Suzano's competitive moat is deep but narrow. It is overwhelmingly based on cost leadership and economies of scale. As the world's largest market pulp producer with over 10 million tonnes of annual capacity, its massive, state-of-the-art mills generate efficiencies that smaller rivals cannot match. The capital required to build a new mill of this scale, costing billions of dollars, creates a high barrier to entry. However, the company lacks other common moats. Its product is a commodity, so there is no brand strength or customer switching costs; buyers can easily switch between suppliers based on price. It also lacks significant product diversification, making its financial performance a direct reflection of the volatile pulp market.

Ultimately, Suzano's business is a highly efficient machine designed to do one thing exceptionally well. Its resilience comes from its low-cost position, which allows it to withstand industry downturns better than almost any competitor. However, its vulnerability is its near-total lack of diversification. This makes the business model exceptionally strong from a production standpoint but fragile from a revenue predictability standpoint. The durability of its competitive edge is high, but the stability of its earnings is low, creating a classic high-risk, high-reward profile for investors.

Factor Analysis

  • Geographic Diversification of Mills/Sales

    Fail

    While Suzano sells its pulp globally to a diverse customer base, its complete reliance on production assets within Brazil creates significant concentration risk.

    Suzano exhibits strong diversification in its sales, with Asia (primarily China) representing its largest market (~45% of sales), followed by Europe (~25%) and North America (~15%). This global sales footprint mitigates the risk of an economic downturn in any single region. However, its operational footprint is a stark contrast. All of its forestry and pulp mill assets are located in Brazil. This concentration exposes the company to a host of country-specific risks, including political instability, regulatory changes, labor issues, and fluctuations in the Brazilian Real, which can impact its costs and dollar-denominated debt.

    Compared to peers like Mondi or Stora Enso, which operate mills across Europe and other continents, Suzano's operational diversification is significantly weaker. While its Brazilian base is the source of its low-cost advantage, it also means that a localized disruption—be it political, environmental, or logistical—could have an outsized impact on its entire production capacity. This single-country dependency is a critical vulnerability that a globally diversified sales book only partially offsets.

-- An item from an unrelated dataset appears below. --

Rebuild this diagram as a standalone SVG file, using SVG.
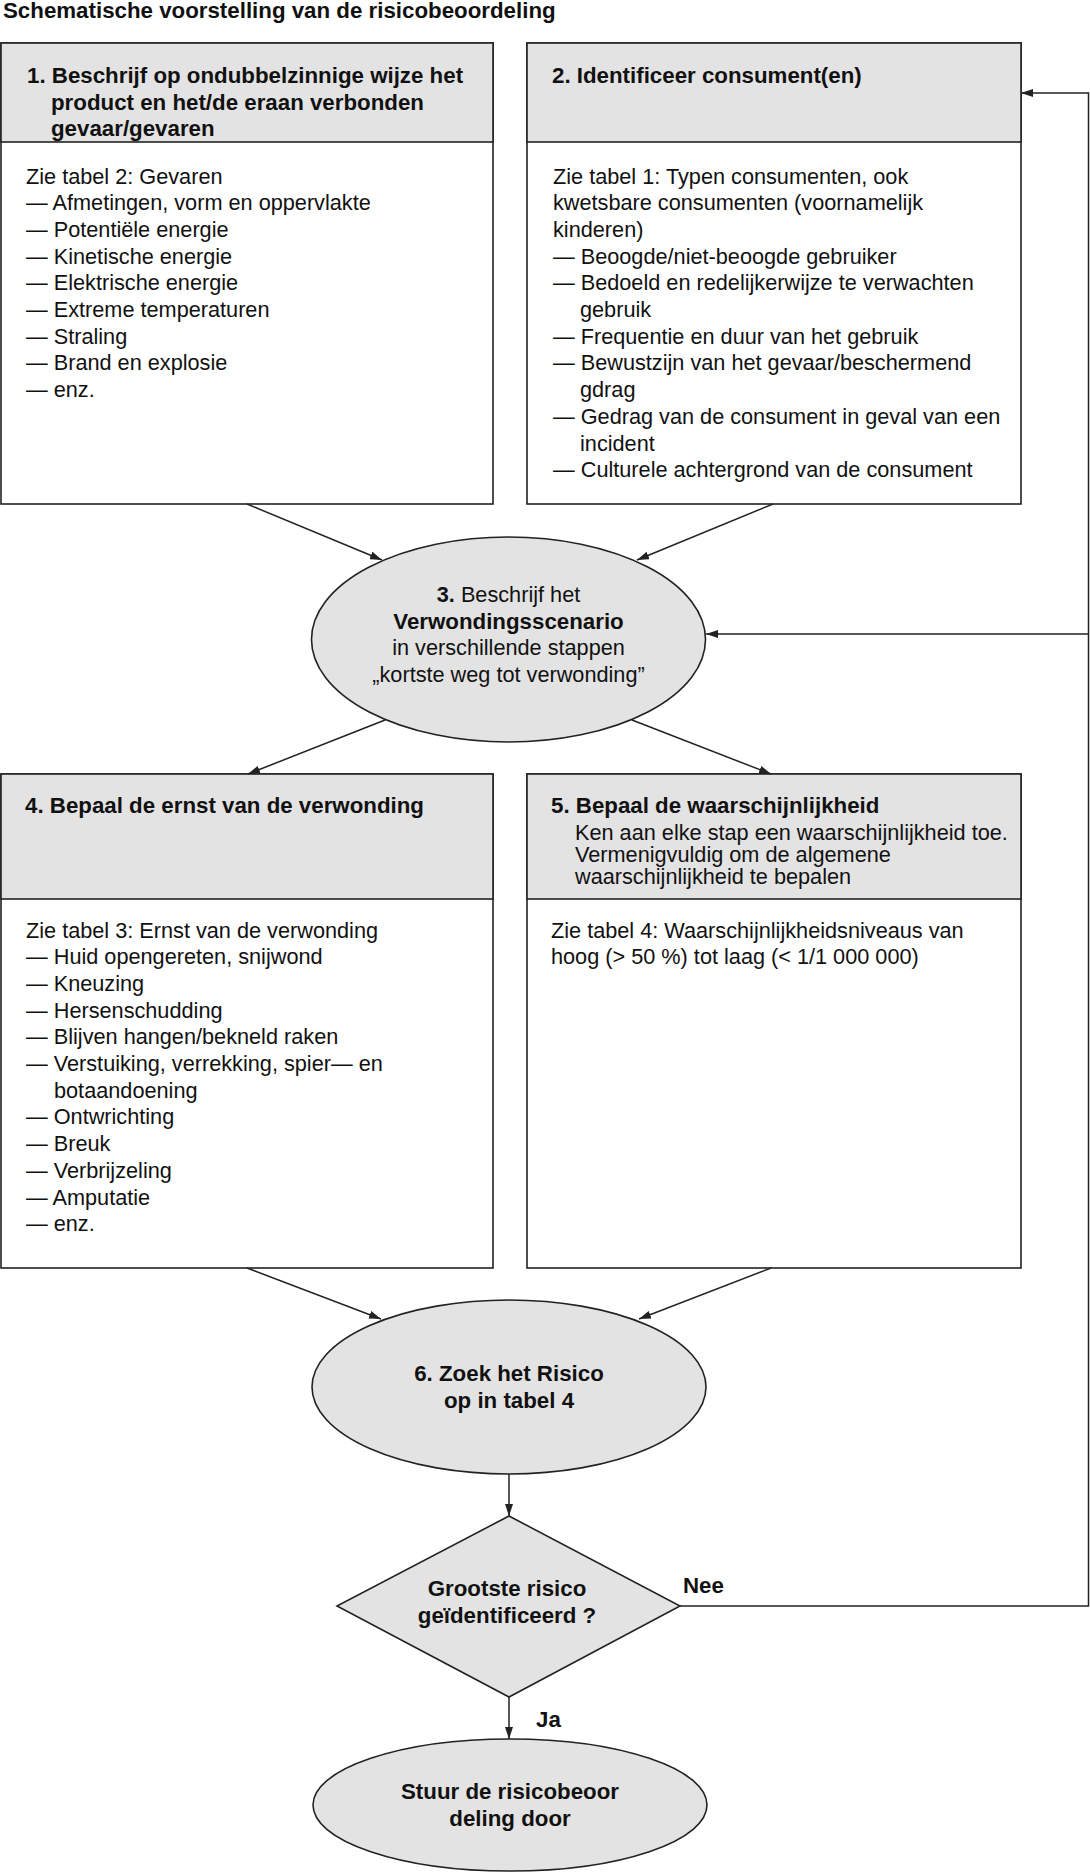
<svg xmlns="http://www.w3.org/2000/svg" width="1090" height="1872" viewBox="0 0 1090 1872">
<defs>
<style>
.t{font-family:"Liberation Sans",Arial,Helvetica,sans-serif;font-size:21.7px;fill:#111}
.b{font-family:"Liberation Sans",Arial,Helvetica,sans-serif;font-size:22.3px;font-weight:bold;fill:#111}
.bx{fill:#fff;stroke:#222;stroke-width:1.6}
.hd{fill:#e3e3e3;stroke:#222;stroke-width:1.6}
.sh{fill:#e3e3e3;stroke:#222;stroke-width:1.6}
.c{fill:none;stroke:#222;stroke-width:1.5}
.m{text-anchor:middle}
</style>
<marker id="ah" viewBox="0 0 12 8" refX="12" refY="4" markerWidth="12" markerHeight="8" markerUnits="userSpaceOnUse" orient="auto">
<path d="M0,0 L12,4 L0,8 z" fill="#222"/>
</marker>
</defs>
<rect width="1090" height="1872" fill="#fff"/>
<text class="b" x="3" y="18">Schematische voorstelling van de risicobeoordeling</text>

<g id="node1">
<rect class="bx" x="1" y="43" width="492" height="461"/>
<rect class="hd" x="1" y="43" width="492" height="99"/>
<text class="b"><tspan x="27" y="83">1. Beschrijf op ondubbelzinnige wijze het</tspan><tspan x="51" y="110">product en het/de eraan verbonden</tspan><tspan x="51" y="136">gevaar/gevaren</tspan></text>
<text class="t"><tspan x="26" y="183.5">Zie tabel 2: Gevaren</tspan><tspan x="26" y="210.2">— Afmetingen, vorm en oppervlakte</tspan><tspan x="26" y="236.9">— Potentiële energie</tspan><tspan x="26" y="263.6">— Kinetische energie</tspan><tspan x="26" y="290.3">— Elektrische energie</tspan><tspan x="26" y="317">— Extreme temperaturen</tspan><tspan x="26" y="343.7">— Straling</tspan><tspan x="26" y="370.4">— Brand en explosie</tspan><tspan x="26" y="397.1">— enz.</tspan></text>
</g>

<g id="node2">
<rect class="bx" x="527" y="43" width="494" height="461"/>
<rect class="hd" x="527" y="43" width="494" height="99"/>
<text class="b" x="552" y="83">2. Identificeer consument(en)</text>
<text class="t"><tspan x="553" y="183.5">Zie tabel 1: Typen consumenten, ook</tspan><tspan x="553" y="210.2">kwetsbare consumenten (voornamelijk</tspan><tspan x="553" y="236.9">kinderen)</tspan><tspan x="553" y="263.6">— Beoogde/niet-beoogde gebruiker</tspan><tspan x="553" y="290.3">— Bedoeld en redelijkerwijze te verwachten</tspan><tspan x="580" y="317">gebruik</tspan><tspan x="553" y="343.7">— Frequentie en duur van het gebruik</tspan><tspan x="553" y="370.4">— Bewustzijn van het gevaar/beschermend</tspan><tspan x="580" y="397.1">gdrag</tspan><tspan x="553" y="423.8">— Gedrag van de consument in geval van een</tspan><tspan x="580" y="450.5">incident</tspan><tspan x="553" y="477.2">— Culturele achtergrond van de consument</tspan></text>
</g>

<g id="node3">
<ellipse class="sh" cx="508.5" cy="639.5" rx="197" ry="102.5"/>
<text class="t m" x="508.5" y="602"><tspan font-weight="bold">3.</tspan> Beschrijf het</text>
<text class="b m" x="508.5" y="628.5">Verwondingsscenario</text>
<text class="t m" x="508.5" y="655">in verschillende stappen</text>
<text class="t m" x="508.5" y="682">„kortste weg tot verwonding”</text>
</g>

<g id="node4">
<rect class="bx" x="1" y="774" width="492" height="494"/>
<rect class="hd" x="1" y="774" width="492" height="125"/>
<text class="b" x="25" y="813">4. Bepaal de ernst van de verwonding</text>
<text class="t"><tspan x="26" y="937.5">Zie tabel 3: Ernst van de verwonding</tspan><tspan x="26" y="964.2">— Huid opengereten, snijwond</tspan><tspan x="26" y="990.9">— Kneuzing</tspan><tspan x="26" y="1017.6">— Hersenschudding</tspan><tspan x="26" y="1044.3">— Blijven hangen/bekneld raken</tspan><tspan x="26" y="1071">— Verstuiking, verrekking, spier— en</tspan><tspan x="54" y="1097.7">botaandoening</tspan><tspan x="26" y="1124.4">— Ontwrichting</tspan><tspan x="26" y="1151.1">— Breuk</tspan><tspan x="26" y="1177.8">— Verbrijzeling</tspan><tspan x="26" y="1204.5">— Amputatie</tspan><tspan x="26" y="1231.2">— enz.</tspan></text>
</g>

<g id="node5">
<rect class="bx" x="527" y="774" width="494" height="494"/>
<rect class="hd" x="527" y="774" width="494" height="125"/>
<text class="b" x="551" y="813">5. Bepaal de waarschijnlijkheid</text>
<text class="t"><tspan x="575" y="840">Ken aan elke stap een waarschijnlijkheid toe.</tspan><tspan x="575" y="862">Vermenigvuldig om de algemene</tspan><tspan x="575" y="884">waarschijnlijkheid te bepalen</tspan></text>
<text class="t"><tspan x="551" y="937.5">Zie tabel 4: Waarschijnlijkheidsniveaus van</tspan><tspan x="551" y="964.2">hoog (&gt; 50 %) tot laag (&lt; 1/1 000 000)</tspan></text>
</g>

<g id="node6">
<ellipse class="sh" cx="509" cy="1387" rx="197" ry="87"/>
<text class="b m" x="509" y="1380.5">6. Zoek het Risico</text>
<text class="b m" x="509" y="1407.5">op in tabel 4</text>
</g>

<g id="decision">
<polygon class="sh" points="509,1516 680,1606 509,1697 337,1606"/>
<text class="b m" x="507" y="1596">Grootste risico</text>
<text class="b m" x="507" y="1623">geïdentificeerd ?</text>
</g>

<g id="end">
<ellipse class="sh" cx="510" cy="1805" rx="197" ry="66"/>
<text class="b m" x="510" y="1798.5">Stuur de risicobeoor</text>
<text class="b m" x="510" y="1825.5">deling door</text>
</g>

<g id="connectors">
<path class="c" d="M247,504 L382,560" marker-end="url(#ah)"/>
<path class="c" d="M773,504 L637,560" marker-end="url(#ah)"/>
<path class="c" d="M385,720 L248,774" marker-end="url(#ah)"/>
<path class="c" d="M632,720 L771,774" marker-end="url(#ah)"/>
<path class="c" d="M247,1268 L381,1319" marker-end="url(#ah)"/>
<path class="c" d="M771,1268 L639,1319" marker-end="url(#ah)"/>
<path class="c" d="M509,1474 L509,1516" marker-end="url(#ah)"/>
<path class="c" d="M509,1697 L509,1739" marker-end="url(#ah)"/>
<path class="c" d="M680,1606 L1088.5,1606 L1088.5,93 L1021,93" marker-end="url(#ah)"/>
<path class="c" d="M1088.5,634 L706,634" marker-end="url(#ah)"/>
<text class="b" x="683" y="1593">Nee</text>
<text class="b" x="536" y="1727">Ja</text>
</g>
</svg>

  • Operational Scale and Mill Efficiency

    Pass

    As the world's largest market pulp producer, Suzano's immense scale provides unmatched efficiency and is the core pillar of its competitive advantage.

    Suzano is the undisputed global leader in market pulp production, with a capacity exceeding 10 million tonnes per year, which will be further expanded by its new Cerrado Project. This massive scale is a profound competitive advantage in a capital-intensive industry. Large, modern mills like Suzano's operate at a lower cost per unit than smaller, older facilities, allowing the company to spread its substantial fixed costs over a vast production volume. This efficiency is directly reflected in its financial performance.

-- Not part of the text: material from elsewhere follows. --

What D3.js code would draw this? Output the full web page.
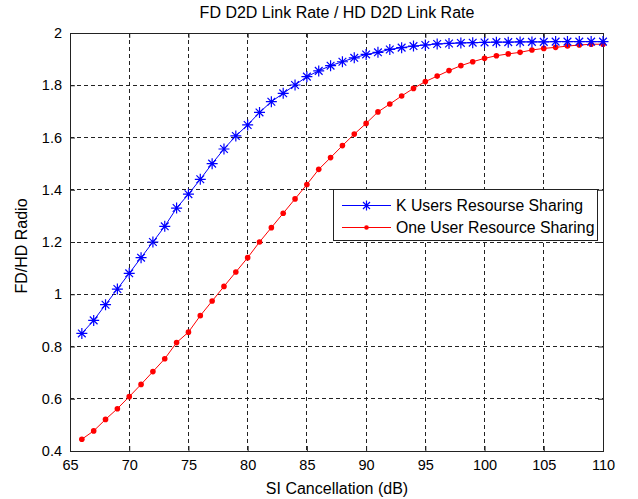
<!DOCTYPE html>
<html>
<head>
<meta charset="utf-8">
<script src="https://cdn.jsdelivr.net/npm/d3@7"></script>
<style>
  body { margin: 0; background: #fff; }
  text { font-family: "Liberation Sans", Arial, sans-serif; fill: #000; }
</style>
</head>
<body>
<svg id="chart" width="638" height="499"></svg>
<script>
// SI cancellation (dB)
const xs = d3.range(66, 111)
// K users resource sharing
const blueVals = [0.85, 0.90, 0.96, 1.02, 1.08, 1.14, 1.20, 1.26, 1.33, 1.383,
  1.44, 1.50, 1.556, 1.606, 1.648, 1.696, 1.737, 1.769, 1.801, 1.833,
  1.855, 1.875, 1.890, 1.905, 1.918, 1.926, 1.937, 1.944, 1.950, 1.954,
  1.958, 1.960, 1.962, 1.963, 1.964, 1.965, 1.965, 1.966, 1.966, 1.966,
  1.967, 1.967, 1.967, 1.967, 1.967]
// one user resource sharing
const redVals = [0.445, 0.477, 0.521, 0.562, 0.608, 0.655, 0.704, 0.753, 0.815, 0.855,
  0.918, 0.974, 1.03, 1.085, 1.14, 1.20, 1.255, 1.31, 1.365, 1.42,
  1.478, 1.523, 1.569, 1.613, 1.654, 1.698, 1.728, 1.759, 1.788, 1.814,
  1.835, 1.856, 1.875, 1.890, 1.903, 1.913, 1.920, 1.926, 1.935, 1.941,
  1.945, 1.950, 1.954, 1.957, 1.957]
const xTicks = d3.range(65, 111, 5)
const yTicks = [0.4, 0.6, 0.8, 1, 1.2, 1.4, 1.6, 1.8, 2]
const seriesNames = ["K Users Resourse Sharing", "One User Resource Sharing"]

const svg = d3.select("#chart")
const L = 70, R = 603, T = 33, B = 451

const x = d3.scaleLinear().domain([65, 110]).range([L, R])
const y = d3.scaleLinear().domain([0.4, 2]).range([B, T])

// grid
const grid = svg.append("g")
grid.selectAll(".gx").data(xTicks.slice(1, -1)).enter().append("line")
  .attr("x1", d => x(d)).attr("x2", d => x(d))
  .attr("y1", T).attr("y2", B)
grid.selectAll(".gy").data(yTicks.slice(1, -1)).enter().append("line")
  .attr("x1", L).attr("x2", R)
  .attr("y1", d => y(d)).attr("y2", d => y(d))
grid.selectAll("line")
  .attr("stroke", "#222").attr("stroke-width", 1)
  .attr("stroke-dasharray", "4,3")
  .attr("shape-rendering", "crispEdges")

// axes (ticks inside, on all sides)
const fmt = d => d3.format("")(+d.toFixed(1))
svg.append("g").attr("transform", `translate(0,${B})`)
  .call(d3.axisBottom(x).tickValues(xTicks).tickSizeInner(-5).tickSizeOuter(0).tickPadding(9))
svg.append("g").attr("transform", `translate(0,${T})`)
  .call(d3.axisTop(x).tickValues(xTicks).tickSizeInner(-5).tickSizeOuter(0).tickFormat(""))
svg.append("g").attr("transform", `translate(${L},0)`)
  .call(d3.axisLeft(y).tickValues(yTicks).tickSizeInner(-5).tickSizeOuter(0).tickPadding(8).tickFormat(fmt))
svg.append("g").attr("transform", `translate(${R},0)`)
  .call(d3.axisRight(y).tickValues(yTicks).tickSizeInner(-5).tickSizeOuter(0).tickFormat(""))
svg.selectAll(".domain").attr("stroke", "#222")
svg.selectAll(".tick line").attr("stroke", "#222")
svg.selectAll(".tick text").style("font-size", "14.5px")
  .style("font-family", "'Liberation Sans', Arial, sans-serif").attr("fill", "#000")
svg.append("rect").attr("x", L).attr("y", T).attr("width", R - L).attr("height", B - T)
  .attr("fill", "none").attr("stroke", "#222").attr("shape-rendering", "crispEdges")

// series
const line = d3.line().x(d => x(d[0])).y(d => y(d[1]))
const blue = xs.map((v, i) => [v, blueVals[i]])
const red = xs.map((v, i) => [v, redVals[i]])

const star = (g, cx, cy, r, color) => {
  const p = g.append("path")
    .attr("d", `M${cx - r},${cy}H${cx + r}M${cx},${cy - r}V${cy + r}` +
      `M${cx - r * 0.7},${cy - r * 0.7}L${cx + r * 0.7},${cy + r * 0.7}` +
      `M${cx - r * 0.7},${cy + r * 0.7}L${cx + r * 0.7},${cy - r * 0.7}`)
    .attr("stroke", color).attr("stroke-width", 1.2).attr("fill", "none")
  return p
}

svg.append("path").datum(red).attr("d", line)
  .attr("fill", "none").attr("stroke", "#ff0000").attr("stroke-width", 1)
svg.append("g").selectAll("circle").data(red).enter().append("circle")
  .attr("cx", d => x(d[0])).attr("cy", d => y(d[1])).attr("r", 2.8).attr("fill", "#ff0000")

svg.append("path").datum(blue).attr("d", line)
  .attr("fill", "none").attr("stroke", "#0000ff").attr("stroke-width", 1)
const bm = svg.append("g")
blue.forEach(d => star(bm, x(d[0]), y(d[1]), 5.5, "#0000ff"))

// legend
const lg = svg.append("g")
lg.append("rect").attr("x", 333.5).attr("y", 189.5).attr("width", 264).attr("height", 51)
  .attr("fill", "#fff").attr("stroke", "#222")
lg.append("line").attr("x1", 342).attr("x2", 391).attr("y1", 205.5).attr("y2", 205.5)
  .attr("stroke", "#0000ff")
star(lg, 366.5, 205.5, 5, "#0000ff")
lg.append("line").attr("x1", 342).attr("x2", 391).attr("y1", 227.5).attr("y2", 227.5)
  .attr("stroke", "#ff0000")
lg.append("circle").attr("cx", 366.5).attr("cy", 227.5).attr("r", 2.3).attr("fill", "#ff0000")
lg.selectAll("text").data(seriesNames).enter().append("text")
  .attr("x", 396).attr("y", (d, i) => 205.5 + i * 22).attr("dy", "0.35em")
  .style("font-size", "15.8px").text(d => d)

// titles
svg.append("text").attr("x", 337).attr("y", 18).attr("text-anchor", "middle")
  .style("font-size", "16px").text("FD D2D Link Rate / HD D2D Link Rate")
svg.append("text").attr("x", 337).attr("y", 494).attr("text-anchor", "middle")
  .style("font-size", "16px").text("SI Cancellation (dB)")
svg.append("text").attr("transform", "translate(27,246) rotate(-90)").attr("text-anchor", "middle")
  .style("font-size", "16px").text("FD/HD Radio")
</script>
</body>
</html>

    During periods of healthy pulp prices, Suzano's operating margins can exceed 40%, a level that is significantly above the industry average, which typically ranges from 10% to 20% for less efficient peers like International Paper (~8-12%) or WestRock (~8-10%). This superior profitability is a direct result of its scale and modern asset base. The company's relentless focus on increasing capacity and driving down costs reinforces its position as the most efficient producer in the industry, making this its strongest attribute.

  • Product Mix And Brand Strength

    Fail

    The company's portfolio is overwhelmingly concentrated in commodity pulp, leaving it with minimal brand power and high exposure to price volatility.

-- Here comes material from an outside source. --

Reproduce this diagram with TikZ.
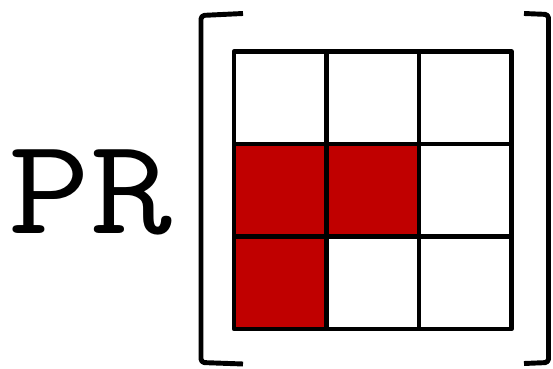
\documentclass[tikz,border=0pt]{standalone}
\usepackage{fontspec}
\usetikzlibrary{positioning}
\definecolor{cellred}{RGB}{192,0,0}
\tikzset{
  optext/.style={font=\ttfamily\fontsize{78}{78}\selectfont, inner sep=0pt, xscale=1.16},
  gridline/.style={draw=black, line width=2.6pt, line join=round},
  bracketline/.style={draw=black, line width=2.8pt, line join=round, rounded corners=2pt},
  hit/.style={fill=cellred}
}

\begin{document}
\begin{tikzpicture}
\useasboundingbox (0,0) rectangle (11.06,7.36);
% ---- operator name ----
\node[optext, anchor=base west] (opname) at (0.16,2.7) {PR};
% ---- 3x3 pattern ----
\begin{scope}[shift={(4.68,0.78)}]
\foreach \c/\r in {0/1,1/1,0/0}
  \fill[hit] (1.85*\c,1.85*\r) rectangle ++(1.85,1.85);
\draw[gridline] (0,0) grid[step=1.85] (5.56,5.56);
\draw[gridline] (0,0) rectangle (5.55,5.55);
\end{scope}
% ---- brackets ----
\draw[bracketline] (4.86,7.09) -- (4.02,7.05) -- (4.02,0.11) -- (4.86,0.08);
\draw[bracketline] (10.48,7.09) -- (10.97,7.07) -- (10.97,0.11) -- (10.48,0.09);
\end{tikzpicture}
\end{document}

    Suzano's business is a pure-play on market pulp, with this single product category accounting for roughly 85-90% of its revenue. While it has a smaller paper and consumer products division, it is not substantial enough to provide a meaningful buffer against the volatility of the pulp market. Pulp is a commodity, meaning products are standardized and bought based on technical specifications and price, not brand. Consequently, Suzano has virtually no brand-related pricing power; it is a price-taker, subject to the swings of global supply and demand.

    This stands in stark contrast to competitors like Smurfit Kappa and Mondi, whose businesses are centered on branded, value-added packaging solutions. These companies have strong customer relationships, some degree of pricing power, and more stable demand profiles. Klabin, its closest Brazilian peer, is also more diversified with a large, integrated packaging business. Suzano's lack of a strong, branded product portfolio is a significant weakness that leads directly to the high volatility seen in its revenue and earnings.

  • Pulp Integration and Cost Structure

    Pass

    Suzano's full vertical integration, from its own forests to its mills, gives it a world-leading low-cost structure that is nearly impossible for rivals to replicate.

    Suzano's control over its entire production chain is the foundation of its business model. The company owns or manages its own eucalyptus forests, which provides a secure and low-cost supply of its primary raw material, wood fiber. This vertical integration allows it to optimize everything from silviculture to harvesting and logistics, minimizing costs at every step. This advantage is most evident in its cash cost of production, which is often below $200 per ton—less than half that of many competitors in the Northern Hemisphere. This is a durable, structural advantage.

    This superior cost structure translates directly into industry-leading profitability. Suzano’s gross and EBITDA margins consistently outperform the industry. Even during market downturns, when pulp prices are depressed, Suzano's low costs allow it to remain cash-flow positive while high-cost competitors struggle. This integration and cost control form a wide competitive moat, ensuring the company's resilience and long-term viability in a cyclical industry.

  • Shift To High-Value Hygiene/Packaging

    Fail

    Instead of diversifying, Suzano is strategically doubling down on its core strength in commodity pulp, showing no significant shift toward higher-value segments.

    Unlike many of its global peers who are actively moving away from commodity products, Suzano's strategy is centered on reinforcing its dominance in market pulp. The company's largest strategic investment is the Cerrado Project, a mega-mill designed to add another 2.55 million tons of commodity pulp capacity. While the company has small initiatives in biomaterials and fluff pulp, its capital allocation overwhelmingly favors its core business. There is no evidence of a meaningful strategic pivot towards higher-value, more stable markets like specialty packaging or branded hygiene products.

    This strategy is a clear choice to deepen its competitive advantage in its main market rather than diversify. However, it means the company is failing to de-risk its business model over the long term. Competitors like Stora Enso and Mondi are investing heavily in sustainable packaging and biomaterials, aligning themselves with long-term secular growth trends and reducing their commodity exposure. Suzano's decision to forego this path leaves it fully exposed to the eventual decline of printing papers and the volatility of the pulp market.